3. Ask which metrics-logging backend to use (per run)

The config default is wandb. Before running, ask the user to choose, and pass it as an override so no edits are needed:

none — --set logging.backend=none (no account/network; best for a quick local look)
wandb — --set logging.backend=wandb (run wandb login first if not authenticated)
mlflow — --set logging.backend=mlflow (local tracking by default)

4. Show the config and run it

Briefly summarize the chosen config (dataset, model, detector, updater, device, batch size) so the user can confirm.

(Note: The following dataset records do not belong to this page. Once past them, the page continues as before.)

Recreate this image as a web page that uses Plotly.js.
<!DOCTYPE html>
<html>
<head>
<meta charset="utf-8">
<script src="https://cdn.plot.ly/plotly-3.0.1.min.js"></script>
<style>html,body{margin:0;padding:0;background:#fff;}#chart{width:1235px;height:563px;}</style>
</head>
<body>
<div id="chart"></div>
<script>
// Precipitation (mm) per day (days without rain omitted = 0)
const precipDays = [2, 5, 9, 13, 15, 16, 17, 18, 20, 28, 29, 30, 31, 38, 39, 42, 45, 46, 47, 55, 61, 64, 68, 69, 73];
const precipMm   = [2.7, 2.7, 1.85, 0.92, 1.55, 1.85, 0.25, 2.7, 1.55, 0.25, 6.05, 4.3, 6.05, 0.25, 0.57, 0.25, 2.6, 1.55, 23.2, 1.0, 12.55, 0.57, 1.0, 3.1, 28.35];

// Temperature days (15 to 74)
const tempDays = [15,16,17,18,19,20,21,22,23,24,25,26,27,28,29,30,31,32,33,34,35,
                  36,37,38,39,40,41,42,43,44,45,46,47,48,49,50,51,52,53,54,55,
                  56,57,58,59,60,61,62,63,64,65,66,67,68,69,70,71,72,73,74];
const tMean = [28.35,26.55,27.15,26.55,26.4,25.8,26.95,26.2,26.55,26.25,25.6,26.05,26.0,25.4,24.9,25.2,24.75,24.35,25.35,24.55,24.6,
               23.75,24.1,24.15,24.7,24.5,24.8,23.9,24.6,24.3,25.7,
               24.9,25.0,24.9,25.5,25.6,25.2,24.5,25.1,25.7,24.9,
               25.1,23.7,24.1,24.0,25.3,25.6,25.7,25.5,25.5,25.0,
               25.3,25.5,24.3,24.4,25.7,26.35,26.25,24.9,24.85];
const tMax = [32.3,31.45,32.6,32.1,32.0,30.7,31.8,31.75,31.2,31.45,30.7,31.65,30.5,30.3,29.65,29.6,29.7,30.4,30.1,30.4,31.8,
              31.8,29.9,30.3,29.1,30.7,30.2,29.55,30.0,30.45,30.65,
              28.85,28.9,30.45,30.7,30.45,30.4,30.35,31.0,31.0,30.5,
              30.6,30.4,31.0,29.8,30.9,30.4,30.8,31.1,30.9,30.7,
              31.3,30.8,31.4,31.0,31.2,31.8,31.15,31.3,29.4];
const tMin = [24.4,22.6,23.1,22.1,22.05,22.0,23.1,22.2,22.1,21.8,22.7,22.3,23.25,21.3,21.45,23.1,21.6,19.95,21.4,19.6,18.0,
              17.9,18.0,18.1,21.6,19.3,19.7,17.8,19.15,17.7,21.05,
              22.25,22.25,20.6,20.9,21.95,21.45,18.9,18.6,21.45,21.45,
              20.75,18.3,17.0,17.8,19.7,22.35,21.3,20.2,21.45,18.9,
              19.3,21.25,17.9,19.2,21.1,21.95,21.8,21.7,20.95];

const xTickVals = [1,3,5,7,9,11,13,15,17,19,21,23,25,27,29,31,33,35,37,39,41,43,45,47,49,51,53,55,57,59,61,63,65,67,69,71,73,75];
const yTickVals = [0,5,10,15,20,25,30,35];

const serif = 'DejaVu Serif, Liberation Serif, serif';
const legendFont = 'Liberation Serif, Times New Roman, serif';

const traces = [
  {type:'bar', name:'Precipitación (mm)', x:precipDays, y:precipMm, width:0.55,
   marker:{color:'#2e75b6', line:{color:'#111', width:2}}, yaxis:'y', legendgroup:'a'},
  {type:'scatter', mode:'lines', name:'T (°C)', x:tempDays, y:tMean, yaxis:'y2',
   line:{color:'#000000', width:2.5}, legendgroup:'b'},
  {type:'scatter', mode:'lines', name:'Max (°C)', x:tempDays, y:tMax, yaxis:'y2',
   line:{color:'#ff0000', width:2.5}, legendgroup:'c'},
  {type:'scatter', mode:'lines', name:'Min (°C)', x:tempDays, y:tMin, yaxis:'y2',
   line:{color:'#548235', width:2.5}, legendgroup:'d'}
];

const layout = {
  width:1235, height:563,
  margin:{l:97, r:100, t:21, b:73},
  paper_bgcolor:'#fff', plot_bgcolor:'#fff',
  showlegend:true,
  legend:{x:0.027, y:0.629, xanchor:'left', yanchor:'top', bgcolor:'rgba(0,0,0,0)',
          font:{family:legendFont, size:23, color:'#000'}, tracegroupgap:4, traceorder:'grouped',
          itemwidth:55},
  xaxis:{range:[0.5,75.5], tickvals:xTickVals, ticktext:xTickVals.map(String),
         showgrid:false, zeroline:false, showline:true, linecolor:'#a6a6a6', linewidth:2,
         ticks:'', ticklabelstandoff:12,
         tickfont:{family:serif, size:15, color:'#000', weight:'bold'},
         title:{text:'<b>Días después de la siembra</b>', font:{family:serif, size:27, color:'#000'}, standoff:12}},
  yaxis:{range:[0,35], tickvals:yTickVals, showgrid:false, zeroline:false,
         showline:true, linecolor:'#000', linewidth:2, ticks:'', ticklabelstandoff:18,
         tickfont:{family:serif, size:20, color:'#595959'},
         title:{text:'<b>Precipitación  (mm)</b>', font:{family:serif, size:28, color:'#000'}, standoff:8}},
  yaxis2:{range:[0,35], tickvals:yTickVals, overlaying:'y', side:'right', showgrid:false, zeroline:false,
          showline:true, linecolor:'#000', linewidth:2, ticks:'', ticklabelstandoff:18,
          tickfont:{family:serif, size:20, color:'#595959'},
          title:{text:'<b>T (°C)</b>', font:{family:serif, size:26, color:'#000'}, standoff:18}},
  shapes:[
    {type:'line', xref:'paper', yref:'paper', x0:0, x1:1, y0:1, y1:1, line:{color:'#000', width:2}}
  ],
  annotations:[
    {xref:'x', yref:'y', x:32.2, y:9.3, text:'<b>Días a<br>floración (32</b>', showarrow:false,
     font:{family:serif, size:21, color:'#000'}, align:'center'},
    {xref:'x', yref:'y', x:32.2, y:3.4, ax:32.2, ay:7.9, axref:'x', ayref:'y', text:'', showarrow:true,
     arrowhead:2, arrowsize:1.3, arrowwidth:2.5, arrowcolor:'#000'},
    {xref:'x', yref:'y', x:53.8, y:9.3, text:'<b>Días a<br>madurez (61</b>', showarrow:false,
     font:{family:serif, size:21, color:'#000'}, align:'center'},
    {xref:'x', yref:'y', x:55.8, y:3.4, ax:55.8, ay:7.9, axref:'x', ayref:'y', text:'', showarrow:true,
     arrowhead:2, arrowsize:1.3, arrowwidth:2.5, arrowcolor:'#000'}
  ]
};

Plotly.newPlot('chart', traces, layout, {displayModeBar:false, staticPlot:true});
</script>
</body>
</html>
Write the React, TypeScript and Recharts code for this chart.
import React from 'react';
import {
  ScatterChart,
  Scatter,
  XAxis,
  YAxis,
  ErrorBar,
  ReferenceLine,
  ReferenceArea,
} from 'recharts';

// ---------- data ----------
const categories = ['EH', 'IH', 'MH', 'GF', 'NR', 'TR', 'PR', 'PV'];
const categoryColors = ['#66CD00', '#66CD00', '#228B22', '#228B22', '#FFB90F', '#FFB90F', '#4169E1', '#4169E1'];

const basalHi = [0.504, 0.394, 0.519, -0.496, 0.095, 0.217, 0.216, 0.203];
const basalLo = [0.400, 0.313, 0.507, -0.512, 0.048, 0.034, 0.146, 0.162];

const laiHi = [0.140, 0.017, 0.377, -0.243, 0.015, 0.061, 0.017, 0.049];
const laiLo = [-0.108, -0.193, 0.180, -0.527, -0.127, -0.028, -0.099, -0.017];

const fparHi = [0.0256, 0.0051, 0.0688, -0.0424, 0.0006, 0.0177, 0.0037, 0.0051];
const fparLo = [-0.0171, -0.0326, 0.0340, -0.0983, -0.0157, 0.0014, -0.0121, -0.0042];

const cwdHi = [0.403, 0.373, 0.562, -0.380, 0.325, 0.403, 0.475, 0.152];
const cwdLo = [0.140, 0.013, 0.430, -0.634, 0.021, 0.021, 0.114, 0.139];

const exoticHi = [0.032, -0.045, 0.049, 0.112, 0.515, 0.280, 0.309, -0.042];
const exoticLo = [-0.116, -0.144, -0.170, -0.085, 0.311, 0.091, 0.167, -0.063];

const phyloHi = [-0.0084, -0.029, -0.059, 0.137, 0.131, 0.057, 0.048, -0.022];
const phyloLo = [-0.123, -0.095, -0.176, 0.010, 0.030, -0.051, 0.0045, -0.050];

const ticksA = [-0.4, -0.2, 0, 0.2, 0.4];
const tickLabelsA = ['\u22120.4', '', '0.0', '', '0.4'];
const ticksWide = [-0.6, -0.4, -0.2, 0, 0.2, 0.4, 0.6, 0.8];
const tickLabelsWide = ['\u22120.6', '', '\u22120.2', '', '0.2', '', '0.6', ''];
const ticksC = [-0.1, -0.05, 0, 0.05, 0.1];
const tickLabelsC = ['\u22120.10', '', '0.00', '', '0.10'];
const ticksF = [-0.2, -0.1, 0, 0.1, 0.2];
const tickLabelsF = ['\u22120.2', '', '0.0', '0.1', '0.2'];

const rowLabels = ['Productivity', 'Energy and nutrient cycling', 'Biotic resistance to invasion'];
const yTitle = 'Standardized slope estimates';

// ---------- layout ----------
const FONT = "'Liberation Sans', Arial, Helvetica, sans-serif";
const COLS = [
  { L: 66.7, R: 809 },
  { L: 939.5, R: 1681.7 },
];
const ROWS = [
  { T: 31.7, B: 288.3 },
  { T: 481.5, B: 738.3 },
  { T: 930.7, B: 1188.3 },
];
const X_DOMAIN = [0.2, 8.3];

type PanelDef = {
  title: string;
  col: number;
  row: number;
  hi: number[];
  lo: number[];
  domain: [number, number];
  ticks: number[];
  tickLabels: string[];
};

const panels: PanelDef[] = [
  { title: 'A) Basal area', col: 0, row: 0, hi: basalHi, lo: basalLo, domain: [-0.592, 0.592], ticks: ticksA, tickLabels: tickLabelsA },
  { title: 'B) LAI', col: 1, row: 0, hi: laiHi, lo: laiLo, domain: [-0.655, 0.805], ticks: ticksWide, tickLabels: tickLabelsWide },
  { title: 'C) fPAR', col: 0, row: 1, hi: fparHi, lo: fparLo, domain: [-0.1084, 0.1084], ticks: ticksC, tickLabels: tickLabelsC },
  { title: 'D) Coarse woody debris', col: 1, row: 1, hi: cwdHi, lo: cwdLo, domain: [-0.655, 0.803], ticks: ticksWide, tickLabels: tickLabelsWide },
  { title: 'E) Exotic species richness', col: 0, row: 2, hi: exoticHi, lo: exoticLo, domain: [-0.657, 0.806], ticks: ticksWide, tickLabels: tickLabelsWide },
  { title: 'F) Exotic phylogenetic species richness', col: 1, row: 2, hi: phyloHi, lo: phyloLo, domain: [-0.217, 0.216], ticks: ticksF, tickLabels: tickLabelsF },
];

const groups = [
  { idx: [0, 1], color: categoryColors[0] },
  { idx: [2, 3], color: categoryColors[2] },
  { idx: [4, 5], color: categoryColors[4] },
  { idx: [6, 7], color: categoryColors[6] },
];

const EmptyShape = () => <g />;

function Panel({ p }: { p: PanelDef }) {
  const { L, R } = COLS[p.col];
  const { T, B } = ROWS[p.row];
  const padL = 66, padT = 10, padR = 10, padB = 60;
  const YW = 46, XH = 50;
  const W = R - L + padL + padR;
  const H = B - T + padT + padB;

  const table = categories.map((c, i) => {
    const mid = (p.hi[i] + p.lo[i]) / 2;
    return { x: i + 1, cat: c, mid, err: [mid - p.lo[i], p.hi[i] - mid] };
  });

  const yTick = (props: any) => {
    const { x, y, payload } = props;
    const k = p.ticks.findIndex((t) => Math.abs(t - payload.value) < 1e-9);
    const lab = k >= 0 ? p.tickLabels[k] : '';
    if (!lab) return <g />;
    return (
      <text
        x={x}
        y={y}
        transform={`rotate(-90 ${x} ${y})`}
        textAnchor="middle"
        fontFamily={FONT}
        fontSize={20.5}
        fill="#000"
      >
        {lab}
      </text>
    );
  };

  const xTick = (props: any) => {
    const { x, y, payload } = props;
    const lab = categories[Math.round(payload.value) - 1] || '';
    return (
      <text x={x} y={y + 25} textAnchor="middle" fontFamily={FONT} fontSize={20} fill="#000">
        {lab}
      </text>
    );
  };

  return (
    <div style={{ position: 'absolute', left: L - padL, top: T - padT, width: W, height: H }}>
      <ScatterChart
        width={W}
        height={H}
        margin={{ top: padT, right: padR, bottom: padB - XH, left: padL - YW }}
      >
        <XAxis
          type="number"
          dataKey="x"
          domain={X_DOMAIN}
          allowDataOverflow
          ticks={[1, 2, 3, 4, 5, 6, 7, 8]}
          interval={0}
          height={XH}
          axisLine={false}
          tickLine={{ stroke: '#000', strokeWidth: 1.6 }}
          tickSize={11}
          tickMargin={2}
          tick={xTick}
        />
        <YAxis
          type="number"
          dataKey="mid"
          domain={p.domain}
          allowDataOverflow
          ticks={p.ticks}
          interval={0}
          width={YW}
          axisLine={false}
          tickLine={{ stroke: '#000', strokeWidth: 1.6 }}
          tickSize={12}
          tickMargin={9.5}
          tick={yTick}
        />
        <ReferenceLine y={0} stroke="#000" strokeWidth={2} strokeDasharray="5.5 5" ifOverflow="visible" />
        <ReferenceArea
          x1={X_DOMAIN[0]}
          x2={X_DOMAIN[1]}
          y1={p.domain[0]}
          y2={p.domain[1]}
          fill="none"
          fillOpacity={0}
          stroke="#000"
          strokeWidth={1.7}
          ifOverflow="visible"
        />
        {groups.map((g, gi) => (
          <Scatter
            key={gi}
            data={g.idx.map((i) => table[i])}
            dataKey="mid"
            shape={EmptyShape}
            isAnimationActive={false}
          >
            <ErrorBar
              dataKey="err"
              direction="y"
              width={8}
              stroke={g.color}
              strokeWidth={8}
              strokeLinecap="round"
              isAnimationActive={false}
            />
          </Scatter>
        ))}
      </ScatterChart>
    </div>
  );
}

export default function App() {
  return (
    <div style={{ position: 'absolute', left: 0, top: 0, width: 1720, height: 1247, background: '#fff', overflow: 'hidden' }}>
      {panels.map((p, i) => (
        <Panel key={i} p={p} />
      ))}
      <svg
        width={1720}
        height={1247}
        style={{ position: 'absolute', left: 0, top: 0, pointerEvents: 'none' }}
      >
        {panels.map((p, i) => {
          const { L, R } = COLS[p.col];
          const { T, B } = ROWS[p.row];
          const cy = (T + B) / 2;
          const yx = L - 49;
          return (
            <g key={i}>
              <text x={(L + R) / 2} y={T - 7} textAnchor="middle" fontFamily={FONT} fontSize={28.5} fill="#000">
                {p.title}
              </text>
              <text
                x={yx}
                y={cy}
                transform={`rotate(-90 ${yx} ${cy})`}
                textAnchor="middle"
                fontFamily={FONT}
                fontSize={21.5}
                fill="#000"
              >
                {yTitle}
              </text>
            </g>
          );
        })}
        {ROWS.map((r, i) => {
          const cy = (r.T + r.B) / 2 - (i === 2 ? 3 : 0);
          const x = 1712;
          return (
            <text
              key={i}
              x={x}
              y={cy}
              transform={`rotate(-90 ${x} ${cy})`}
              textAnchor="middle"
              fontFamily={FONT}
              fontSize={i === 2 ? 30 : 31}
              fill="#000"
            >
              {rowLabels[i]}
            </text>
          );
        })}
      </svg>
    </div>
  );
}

Run from the project root:

poetry run python -m src.main --config <config_path> --set logging.backend=<choice>

This is a real training/monitoring run and may take a while. Stream output; do not silently background it.

5. Report results

Summarize from the run output: whether drift was detected and how many times, final accuracy, and the output CSV path (the config's visualization.input).
The package emits this CSV for inspection; it does not ship a built-in dashboard renderer, so point the user at the CSV for further plotting.

Notes

Quick first run, copy-paste safe: poetry run python -m src.main --config examples/mnist/mnist.toml --set logging.backend=none
Useful overrides to demonstrate capabilities: --set drift_detection.detector_name=PageHinkleyDetector, --set continual_learning.update_mode=ewc_online, --set device=cpu.
If poetry isn't set up yet, point the user at the install/dev-setup step first.